Published March 13, 2013 at 10:01 a.m.
With Oz the Great and Powerful, Disney incites us to celebrate flickery, old-time movie magic and the ingenuity of a penniless showman by dazzling us with all the digital wizardry that $200 million can buy. This at a time when the machines that produce those charming flickers are vanishing across the land as if magicked away.
In 2011, Martin Scorsese’s Hugo pulled exactly the same trick of using the digital medium to eulogize the analog illusions it replaced. But Hugo had a good story, fueled by Scorsese’s obvious love of cinema, and it introduced a new generation to a real-life impresario of illusion, Georges Méliès. Oz the Great and Powerful also has a director — Sam Raimi — with an evident love for antique gimcrackery. But it doesn’t have a solid story, just brand recognition. The “underdog” it asks us to root for is already universally known as the title character of one of the most beloved films of all time — a film this Oz simply can’t touch.

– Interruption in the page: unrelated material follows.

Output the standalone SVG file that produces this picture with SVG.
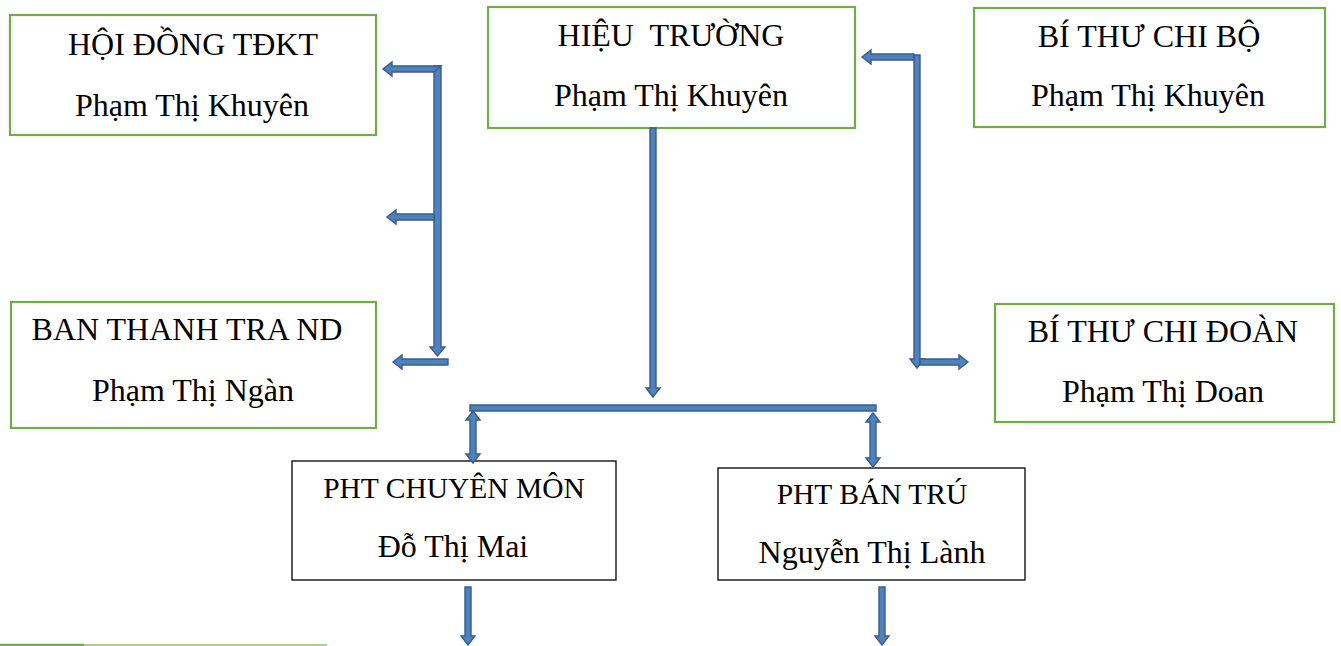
<svg xmlns="http://www.w3.org/2000/svg" width="1341" height="646" viewBox="0 0 1341 646">
<style>
.g{fill:#fff;stroke:#70AD47;stroke-width:2.2}
.k{fill:#fff;stroke:#000;stroke-width:1.3}
.a{fill:#4F81BD;stroke:#385D8A;stroke-width:1.4;stroke-linejoin:miter}
text{font-family:"Liberation Serif","Times New Roman",serif;fill:#000;text-anchor:middle}
.t{font-size:32px}
.s{font-size:29.5px}
</style>
<rect width="1341" height="646" fill="#fff"/>
<g id="hoi-dong">
<rect class="g" x="10" y="15" width="366" height="120"/>
<text class="t" x="193" y="55">HỘI ĐỒNG TĐKT</text>
<text class="t" x="192" y="116">Phạm Thị Khuyên</text>
</g>
<g id="hieu-truong">
<rect class="g" x="488" y="7" width="367" height="121"/>
<text class="t" x="671" y="46" xml:space="preserve">HIỆU  TRƯỜNG</text>
<text class="t" x="671" y="106">Phạm Thị Khuyên</text>
</g>
<g id="bi-thu-chi-bo">
<rect class="g" x="974" y="8" width="351" height="119"/>
<text class="t" x="1149" y="47">BÍ THƯ CHI BỘ</text>
<text class="t" x="1148" y="106">Phạm Thị Khuyên</text>
</g>
<g id="ban-thanh-tra">
<rect class="g" x="11" y="302" width="365" height="126"/>
<text class="t" x="187" y="340">BAN THANH TRA ND</text>
<text class="t" x="193" y="401">Phạm Thị Ngàn</text>
</g>
<g id="bi-thu-chi-doan">
<rect class="g" x="995" y="304" width="339" height="118"/>
<text class="t" x="1163" y="342">BÍ THƯ CHI ĐOÀN</text>
<text class="t" x="1163" y="402">Phạm Thị Doan</text>
</g>
<g id="pht-chuyen-mon">
<rect class="k" x="292" y="461" width="324" height="119"/>
<text class="s" x="454" y="498">PHT CHUYÊN MÔN</text>
<text class="t" x="453" y="557">Đỗ Thị Mai</text>
</g>
<g id="pht-ban-tru">
<rect class="k" x="718" y="468" width="307" height="112"/>
<text class="s" x="872" y="504">PHT BÁN TRÚ</text>
<text class="t" x="872" y="563">Nguyễn Thị Lành</text>
</g>
<g id="connectors">
<polygon class="a" points="434,66 441,66 441,347 445,347 437.5,356 430,347 434,347"/>
<polygon class="a" points="441,66 392,66 392,62 383,69 392,76 392,72 434,72"/>
<polygon class="a" points="434,214 396,214 396,210 387,217 396,224 396,220 434,220"/>
<polygon class="a" points="448,359 402,359 402,355 393,362 402,369 402,365 448,365"/>
<polygon class="a" points="914,54 871,54 871,50 862,57 871,64 871,60 914,60"/>
<polygon class="a" points="914,55 920,55 920,359 924,359 917,368 910,359 914,359"/>
<polygon class="a" points="920,359 959,359 959,355 968,362 959,369 959,365 920,365"/>
<polygon class="a" points="650,128 656,128 656,388 660,388 653,397 646,388 650,388"/>
<polygon class="a" points="470,405 876,405 876,411 470,411"/>
<polygon class="a" points="470,420 466,420 473,411 480,420 476,420 476,454 480,454 473,463 466,454 470,454"/>
<polygon class="a" points="870,422 866,422 873,413 880,422 876,422 876,458 880,458 873,467 866,458 870,458"/>
<polygon class="a" points="465,587 471,587 471,636 475,636 468,645 461,636 465,636"/>
<polygon class="a" points="879,587 885,587 885,636 889,636 882,645 875,636 879,636"/>
</g>
<line x1="84" y1="645" x2="327" y2="645" stroke="#A9D18E" stroke-width="2"/>
<line x1="0" y1="645" x2="84" y2="645" stroke="#70AD47" stroke-width="2.5"/>
</svg>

The movie is both a prequel to the L. Frank Baum book (and 1939 film) and an origin story for the famous “man behind the curtain.” As we already know, Oz is a midwestern carnival charlatan who rides an air balloon to a tripped-out fantasyland and makes his name there with “magic” of the Thomas Edison variety. James Franco plays him with the smirking self-consciousness of a high school drama star who enjoys the spotlight but considers himself too cool for this matinee fare.

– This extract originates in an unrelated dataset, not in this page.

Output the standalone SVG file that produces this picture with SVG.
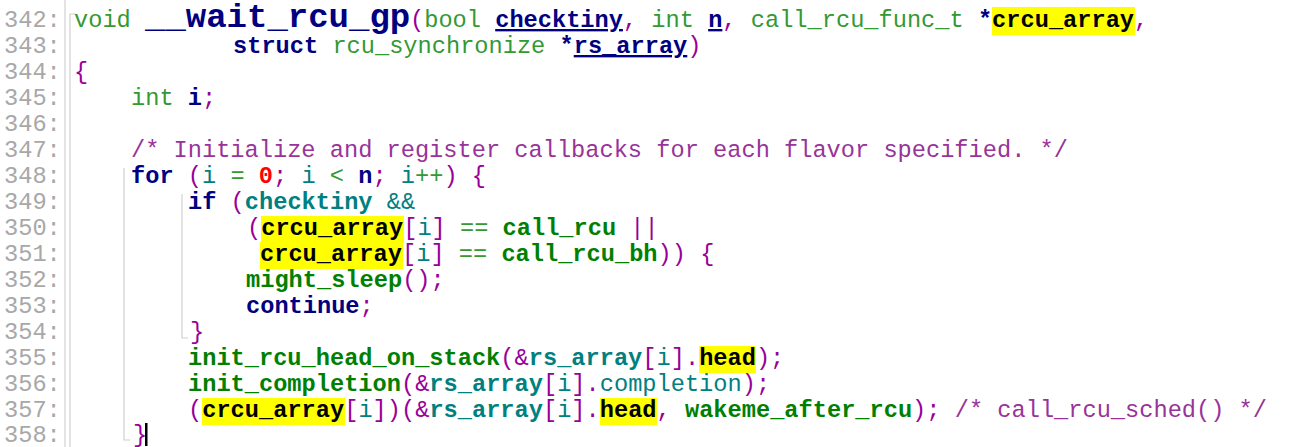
<svg xmlns="http://www.w3.org/2000/svg" width="1290" height="447" viewBox="0 0 1290 447">
<style>
text{font-family:"Liberation Mono","Courier New",monospace;font-size:23.67px;white-space:pre}
.ln{fill:#a8a8a8}
.kw{fill:#339933}
.id{fill:#000080;font-weight:bold}
.fn{fill:#008000;font-weight:bold}
.tl{fill:#008080;font-weight:bold}
.tr{fill:#008080}
.p{fill:#990099}
.op{fill:#339933}
.cm{fill:#993399}
.hl{fill:#000;font-weight:bold}
.u{text-decoration:underline}
.g{stroke:#d0d0d0;stroke-width:1.2;fill:none}
</style>
<rect width="1290" height="447" fill="#fff"/>
<g id="guides">
<path class="g" d="M65 0V447"/>
<path class="g" d="M76 14H70V447"/>
<path class="g" d="M124 168V440H130"/>
<path class="g" d="M182 194V338H188"/>
</g>
<g id="highlights" fill="#ffff00">
<rect x="992" y="7" width="143" height="28"/>
<rect x="261" y="216" width="143" height="27"/>
<rect x="260" y="242" width="143" height="27"/>
<rect x="699" y="346" width="57" height="27"/>
<rect x="202" y="398" width="143" height="27"/>
<rect x="600" y="398" width="57" height="27"/>
</g>
<g id="linenums">
<text class="ln" x="4" y="27">342:</text>
<text class="ln" x="4" y="53">343:</text>
<text class="ln" x="4" y="79">344:</text>
<text class="ln" x="4" y="105">345:</text>
<text class="ln" x="4" y="131">346:</text>
<text class="ln" x="4" y="157">347:</text>
<text class="ln" x="4" y="183">348:</text>
<text class="ln" x="4" y="209">349:</text>
<text class="ln" x="4" y="235">350:</text>
<text class="ln" x="4" y="261">351:</text>
<text class="ln" x="4" y="287">352:</text>
<text class="ln" x="4" y="313">353:</text>
<text class="ln" x="4" y="339">354:</text>
<text class="ln" x="4" y="365">355:</text>
<text class="ln" x="4" y="391">356:</text>
<text class="ln" x="4" y="417">357:</text>
<text class="ln" x="4" y="442">358:</text>
</g>
<g id="code">
<text x="74" y="27"><tspan class="kw">void </tspan><tspan class="id" style="font-size:34px">__wait_rcu_gp</tspan></text>
<text x="410" y="27"><tspan class="p">(</tspan><tspan class="kw">bool </tspan><tspan class="id u">checktiny</tspan><tspan class="p">, </tspan><tspan class="kw">int </tspan><tspan class="id u">n</tspan><tspan class="p">, </tspan><tspan class="kw">call_rcu_func_t </tspan><tspan class="id">*</tspan><tspan class="hl">crcu_array</tspan><tspan class="p">,</tspan></text>
<text x="233" y="53"><tspan class="id">struct </tspan><tspan class="kw">rcu_synchronize </tspan><tspan class="id">*</tspan><tspan class="id u">rs_array</tspan><tspan class="p">)</tspan></text>
<text x="74" y="79" class="p">{</text>
<text x="131" y="105"><tspan class="kw">int </tspan><tspan class="id">i</tspan><tspan class="p">;</tspan></text>
<text x="131" y="157" class="cm">/* Initialize and register callbacks for each flavor specified. */</text>
<text x="131" y="183"><tspan class="id">for </tspan><tspan class="p">(</tspan><tspan class="tr">i </tspan><tspan class="op">= </tspan><tspan style="fill:#ff0000;font-weight:bold">0</tspan><tspan class="p">; </tspan><tspan class="tr">i </tspan><tspan class="op">&lt; </tspan><tspan class="id">n</tspan><tspan class="p">; </tspan><tspan class="tr">i</tspan><tspan class="op">++</tspan><tspan class="p">) {</tspan></text>
<text x="188" y="209"><tspan class="id">if </tspan><tspan class="p">(</tspan><tspan class="tl">checktiny </tspan><tspan class="tr">&amp;&amp;</tspan></text>
<text x="247" y="235"><tspan class="p">(</tspan><tspan class="hl">crcu_array</tspan><tspan class="p">[</tspan><tspan class="tr">i</tspan><tspan class="p">] </tspan><tspan class="op">== </tspan><tspan class="fn">call_rcu </tspan><tspan class="p">||</tspan></text>
<text x="260" y="261"><tspan class="hl">crcu_array</tspan><tspan class="p">[</tspan><tspan class="tr">i</tspan><tspan class="p">] </tspan><tspan class="op">== </tspan><tspan class="fn">call_rcu_bh</tspan><tspan class="p">)) {</tspan></text>
<text x="246" y="287"><tspan class="fn">might_sleep</tspan><tspan class="p">();</tspan></text>
<text x="246" y="313"><tspan class="id">continue</tspan><tspan class="p">;</tspan></text>
<text x="190" y="339" class="p">}</text>
<text x="188" y="365"><tspan class="fn">init_rcu_head_on_stack</tspan><tspan class="p">(&amp;</tspan><tspan class="tl">rs_array</tspan><tspan class="p">[</tspan><tspan class="tr">i</tspan><tspan class="p">].</tspan><tspan class="hl">head</tspan><tspan class="p">);</tspan></text>
<text x="188" y="391"><tspan class="fn">init_completion</tspan><tspan class="p">(&amp;</tspan><tspan class="tl">rs_array</tspan><tspan class="p">[</tspan><tspan class="tr">i</tspan><tspan class="p">].</tspan><tspan class="tr">completion</tspan><tspan class="p">);</tspan></text>
<text x="188" y="417"><tspan class="p">(</tspan><tspan class="hl">crcu_array</tspan><tspan class="p">[</tspan><tspan class="tr">i</tspan><tspan class="p">])(&amp;</tspan><tspan class="tl">rs_array</tspan><tspan class="p">[</tspan><tspan class="tr">i</tspan><tspan class="p">].</tspan><tspan class="hl">head</tspan><tspan class="p">, </tspan><tspan class="fn">wakeme_after_rcu</tspan><tspan class="p">); </tspan><tspan class="cm">/* call_rcu_sched() */</tspan></text>
<text x="133" y="442" class="p">}</text>
</g>
<rect id="cursor" x="145" y="423" width="2.5" height="23" fill="#000"/>
</svg>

When Oz arrives in Oz, the natives greet him as the fulfillment of a prophecy and an exterminator of wicked witches, just like Dorothy. Their need for heroic intervention doesn’t make so much sense this time around, because the kingdom is already ruled by three sister witches (Mila Kunis, Rachel Weisz and Michelle Williams) who should be able to handle such threats with, you know, real magic.
But one sister is a naïve pawn, one is the wicked witch herself, and the third — hint: she wears glittery white — is saccharine and ineffectual. Besides, Oz has to undertake a generic hero’s journey and learn to Believe in Himself, because that story template brought crowds to Tim Burton’s Alice in Wonderland. So the filmmakers give him a companion for comic relief (Zach Braff voicing a flying monkey) and another for tear-jerking motivation (Joey King as a china doll) and send him on his way to the inevitable showdown with evil.

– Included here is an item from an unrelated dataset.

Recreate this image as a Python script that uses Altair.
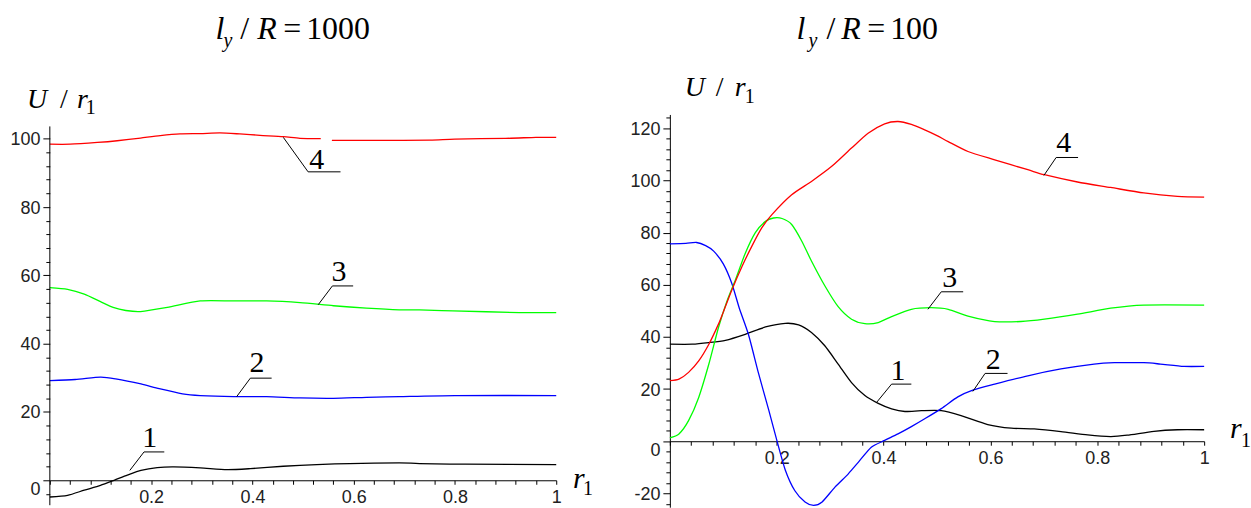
import altair as alt
import pandas as pd

# ---------------- left panel: l_y / R = 1000 ----------------
L1_x = [0, 0.035, 0.068, 0.1, 0.127, 0.153, 0.18, 0.212, 0.245, 0.297, 0.35, 0.396, 0.461, 0.527, 0.592, 0.69, 0.73, 0.82, 1.0]
L1_y = [-4.9, -4.4, -2.9, -1.5, 0.0, 1.5, 2.9, 3.7, 3.9, 3.6, 3.1, 3.4, 4.1, 4.6, 4.9, 5.1, 4.9, 4.7, 4.6]

L2_x = [0, 0.05, 0.1, 0.13, 0.18, 0.216, 0.262, 0.297, 0.363, 0.428, 0.494, 0.56, 0.625, 0.69, 0.8, 1.0]
L2_y = [29.2, 29.5, 30.2, 29.7, 28.2, 26.8, 25.3, 24.8, 24.5, 24.5, 24.1, 24.0, 24.3, 24.5, 24.8, 24.8]

L3_x = [0, 0.035, 0.068, 0.1, 0.125, 0.15, 0.179, 0.232, 0.297, 0.363, 0.428, 0.494, 0.56, 0.625, 0.69, 0.73, 0.796, 0.927, 1.0]
L3_y = [56.4, 55.9, 54.5, 52.3, 50.6, 49.7, 49.4, 50.6, 52.5, 52.5, 52.5, 52.0, 51.1, 50.4, 49.9, 49.9, 49.6, 49.1, 49.1]

# curve 4 is drawn in two pieces (small break near r1 = 0.545)
L4a_x = [0, 0.04, 0.094, 0.133, 0.179, 0.218, 0.257, 0.297, 0.336, 0.375, 0.415, 0.461, 0.494, 0.535]
L4a_y = [98.4, 98.4, 98.9, 99.4, 100.2, 100.9, 101.4, 101.5, 101.7, 101.4, 101.0, 100.6, 100.1, 100.0]
L4b_x = [0.557, 0.65, 0.75, 0.8, 0.9, 0.96, 1.0]
L4b_y = [99.5, 99.5, 99.6, 99.9, 100.1, 100.4, 100.4]

# ---------------- right panel: l_y / R = 100 ----------------
R1_x = [0, 0.042, 0.073, 0.104, 0.141, 0.179, 0.216, 0.241, 0.265, 0.29, 0.315, 0.34, 0.365, 0.39, 0.415, 0.44,
        0.471, 0.508, 0.545, 0.595, 0.639, 0.682, 0.732, 0.782, 0.825, 0.856, 0.906, 0.95, 1.0]
R1_y = [37.2, 37.2, 37.8, 38.7, 41.0, 43.8, 45.2, 44.6, 41.7, 36.6, 29.6, 22.5, 17.5, 14.5, 12.4, 11.4,
        11.7, 11.7, 9.8, 6.4, 5.0, 4.7, 3.7, 2.4, 1.8, 2.3, 3.8, 4.4, 4.4]

R2_x = [0, 0.03, 0.05, 0.067, 0.082, 0.1, 0.116, 0.13, 0.147, 0.166, 0.185, 0.2, 0.216, 0.234, 0.253, 0.269,
        0.285, 0.309, 0.334, 0.353, 0.377, 0.402, 0.427, 0.452, 0.477, 0.508, 0.539, 0.567, 0.608, 0.67,
        0.732, 0.794, 0.832, 0.887, 0.918, 0.962, 1.0]
R2_y = [75.7, 75.9, 76.2, 75.0, 72.9, 68.0, 60.5, 51.0, 41.0, 26.0, 12.0, 0.5, -11.0, -19.0, -23.3, -24.6,
        -23.3, -17.6, -12.5, -8.0, -2.3, 0.3, 2.8, 5.6, 8.6, 12.5, 17.0, 19.6, 21.9, 25.1,
        27.7, 29.6, 30.1, 30.1, 29.6, 28.7, 28.7]

R3_x = [0, 0.017, 0.035, 0.054, 0.073, 0.091, 0.107, 0.123, 0.141, 0.16, 0.179, 0.194, 0.21, 0.228, 0.247,
        0.265, 0.29, 0.315, 0.34, 0.365, 0.39, 0.415, 0.452, 0.489, 0.521, 0.558, 0.608, 0.657, 0.701,
        0.763, 0.825, 0.887, 1.0]
R3_y = [1.3, 2.8, 7.9, 16.8, 29.6, 43.6, 53.8, 62.0, 72.0, 80.0, 84.3, 85.6, 85.4, 83.1, 76.7,
        69.1, 59.6, 51.6, 46.8, 45.1, 45.5, 47.8, 50.6, 51.2, 50.6, 48.0, 45.9, 45.9, 46.8,
        48.7, 51.0, 52.2, 52.2]

R4_x = [0, 0.017, 0.035, 0.054, 0.073, 0.091, 0.1, 0.116, 0.135, 0.154, 0.172, 0.191, 0.228, 0.265, 0.303,
        0.34, 0.371, 0.402, 0.427, 0.452, 0.477, 0.5, 0.521, 0.558, 0.608, 0.67, 0.701, 0.763, 0.825,
        0.887, 0.95, 1.0]
R4_y = [23.2, 23.8, 26.4, 30.8, 37.2, 44.9, 49.5, 58.0, 67.0, 75.0, 81.8, 86.9, 94.5, 99.6, 105.4,
        112.4, 118.1, 121.7, 122.6, 121.5, 119.4, 117.2, 114.9, 111.1, 107.9, 104.1, 102.2, 99.4, 97.3,
        95.2, 93.9, 93.6]

# curve number callouts: (number, start x, start y, corner x, corner y, end x, text x, text y)
LEFT_CALLOUTS = [
    ("1", 0.158, 2.9, 0.186, 8.3, 0.226, 0.197, 9.7),
    ("2", 0.369, 24.5, 0.396, 29.9, 0.438, 0.409, 31.6),
    ("3", 0.530, 51.4, 0.558, 56.9, 0.599, 0.571, 58.4),
    ("4", 0.461, 100.4, 0.510, 90.3, 0.574, 0.527, 91.2),
]
RIGHT_CALLOUTS = [
    ("1", 0.387, 14.9, 0.415, 21.9, 0.452, 0.427, 23.6),
    ("2", 0.567, 19.1, 0.590, 26.0, 0.632, 0.605, 27.7),
    ("3", 0.483, 50.6, 0.508, 57.3, 0.549, 0.524, 59.1),
    ("4", 0.700, 101.9, 0.723, 108.8, 0.764, 0.737, 110.8),
]

CURVE_IDS = ["1", "2", "3", "4"]
CURVE_COLORS = ["#000000", "#0000ff", "#00ff00", "#ff0000"]

SERIF = "Liberation Serif"
SANS = "Liberation Sans"


def curves_frame(series):
    rows = []
    for cid, seg, xs, ys in series:
        for x, y in zip(xs, ys):
            rows.append({"x": x, "y": y, "curve": cid, "seg": seg})
    return pd.DataFrame(rows)


def runs_frame(runs, ppx, ppy):
    # text runs: anchor in data units, pieces offset in pixels
    rows = []
    for ax, ay, pieces in runs:
        for txt, style, fs, dx, dy in pieces:
            rows.append({"x": ax + dx / ppx, "y": ay - dy / ppy, "t": txt, "style": style, "fs": fs})
    return pd.DataFrame(rows)


def panel(series, callouts, runs, ydom, width, height, y_ticks, y_line=None):
    ppx = width / 1.0
    ppy = height / (ydom[1] - ydom[0])
    x_offset = -(0 - ydom[0]) * ppy

    x_ticks = [round(0.04 * i, 2) for i in range(26)]
    x_axis = alt.Axis(
        values=x_ticks, orient="bottom", offset=x_offset, grid=False,
        domainColor="black", tickColor="black", tickSize=4, labelPadding=4,
        labelFont=SANS, labelFontSize=18, labelColor="#222", labelFlush=False, labelOverlap=False,
        labelExpr="datum.value > 0 && abs(datum.value*5 - round(datum.value*5)) < 0.001 ? format(datum.value, '.1~f') : ''",
    )
    y_axis = alt.Axis(
        values=y_ticks, grid=False, domain=y_line is None,
        domainColor="black", tickColor="black",
        tickSize={"condition": {"test": "datum.value % 20 === 0", "value": 7}, "value": 4},
        labelOffset={"condition": {"test": "datum.value === 0", "value": 9}, "value": 1},
        labelPadding=3, labelFont=SANS, labelFontSize=18, labelColor="#222",
        labelFlush=False, labelOverlap=False,
        labelExpr="datum.value % 20 === 0 ? '' + datum.value : ''",
    )
    X = alt.X("x:Q", scale=alt.Scale(domain=[0, 1], nice=False, zero=False), axis=x_axis, title=None)
    Y = alt.Y("y:Q", scale=alt.Scale(domain=ydom, nice=False, zero=False), axis=y_axis, title=None)

    lines = alt.Chart(curves_frame(series)).mark_line(strokeWidth=1.3, interpolate="cardinal", tension=0.3).encode(
        x=X, y=Y,
        color=alt.Color("curve:N", scale=alt.Scale(domain=CURVE_IDS, range=CURVE_COLORS), legend=None),
        detail="seg:N",
    )

    lead_rows = []
    for _, sx, sy, cx, cy, ex, _, _ in callouts:
        lead_rows.append({"x": sx, "y": sy, "x2": cx, "y2": cy})
        lead_rows.append({"x": cx, "y": cy, "x2": ex, "y2": cy})
    leaders = alt.Chart(pd.DataFrame(lead_rows)).mark_rule(color="black", strokeWidth=1).encode(
        x=X, y=Y, x2="x2:Q", y2="y2:Q"
    )

    num_df = pd.DataFrame([{"x": c[6], "y": c[7], "t": c[0]} for c in callouts])
    numbers = alt.Chart(num_df).mark_text(
        font=SERIF, fontSize=30, align="center", baseline="alphabetic", color="black"
    ).encode(x=X, y=Y, text="t:N")

    rdf = runs_frame(runs, ppx, ppy)
    text_layers = []
    for style in ["italic", "normal"]:
        sub = rdf[rdf["style"] == style]
        text_layers.append(
            alt.Chart(sub).mark_text(
                font=SERIF, fontStyle=style, align="left", baseline="alphabetic", color="black"
            ).encode(x=X, y=Y, text="t:N", size=alt.Size("fs:Q", scale=None))
        )

    layers = [lines, leaders, numbers] + text_layers
    if y_line is not None:
        axis_line = alt.Chart(pd.DataFrame([{"x": 0, "y": y_line[0], "y2": y_line[1]}])).mark_rule(
            color="black", strokeWidth=1
        ).encode(x=X, y=Y, y2="y2:Q")
        layers.append(axis_line)

    return alt.layer(*layers).properties(width=width, height=height)


left_series = [("1", "a", L1_x, L1_y), ("2", "a", L2_x, L2_y), ("3", "a", L3_x, L3_y),
               ("4", "a", L4a_x, L4a_y), ("4", "b", L4b_x, L4b_y)]
right_series = [("1", "a", R1_x, R1_y), ("2", "a", R2_x, R2_y), ("3", "a", R3_x, R3_y),
                ("4", "a", R4_x, R4_y)]

# (anchor x, anchor baseline y, [(text, style, size, dx px, dy px)])
left_runs = [
    (0.327, 129.3, [("l", "italic", 32, 0, 0), ("y", "italic", 20, 8, 8), ("/", "normal", 32, 25, 0),
                    ("R", "italic", 32, 42, 0), ("=", "normal", 32, 68, 0), ("1000", "normal", 32, 91, 0)]),
    (-0.045, 108.9, [("U", "italic", 28, 0, 0), ("/", "normal", 28, 33, 0), ("r", "italic", 28, 50, 0),
                     ("1", "normal", 20, 59, 6)]),
    (1.033, -2.33, [("r", "italic", 30, 0, 0), ("1", "normal", 20, 10, 7)]),
]
right_runs = [
    (0.237, 154.3, [("l", "italic", 32, 0, 0), ("y", "italic", 20, 12, 8), ("/", "normal", 32, 30, 0),
                    ("R", "italic", 32, 45, 0), ("=", "normal", 32, 71, 0), ("100", "normal", 32, 94, 0)]),
    (0.028, 132.2, [("U", "italic", 28, 0, 0), ("/", "normal", 28, 31, 0), ("r", "italic", 28, 50, 0),
                    ("1", "normal", 20, 60, 7)]),
    (1.0485, 1.07, [("r", "italic", 30, 0, 0), ("1", "normal", 20, 11, 9)]),
]

left = panel(left_series, LEFT_CALLOUTS, left_runs, [-7.3, 107.1], 508, 392,
             list(range(-4, 101, 4)), y_line=(-7.3, 103.6))
right = panel(right_series, RIGHT_CALLOUTS, right_runs, [-25.3, 125.3], 536, 394,
              list(range(-24, 125, 4)))

chart = alt.hconcat(left, right, spacing=114, bounds="flush").properties(
    padding={"left": 9, "top": 11, "right": 0, "bottom": 0},
    background="white",
).configure_view(strokeWidth=0)

chart.save("out.html", embed_options={"renderer": "svg", "actions": False})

Rote and manipulative as it is, Oz does have moments that will wow viewers, especially kids. The landscape of Oz is glorious, a hybrid of Thomas Cole’s romantic wilderness paintings, Dr. Seuss and psychedelia. The Emerald City looks from outside like a two-dimensional cardboard cutout, just as it should, and from inside like Metropolis. The Munchkins, Tinkers and other zany extras are fun. And the mournful interlude where Oz rescues the china doll from her devastated tea-party city feels like it belongs in a better movie, such as last fall’s Wreck-It Ralph, which Disney managed to imbue with the emotional resonance that Oz lacks.
It’s one thing to revel in Technicolor illusions, and another to preach those illusions as truth. The makers of The Wizard of Oz understood that distinction well. But Oz the Great and Powerful pushes its gospel of modern “magic” — one third science, one third show biz, one third motivational speech — with Disney Channel earnestness. That recipe seems to be working just fine for the real men and women behind the curtain, who programmed and marketed this uninspired spectacle into blockbuster reality.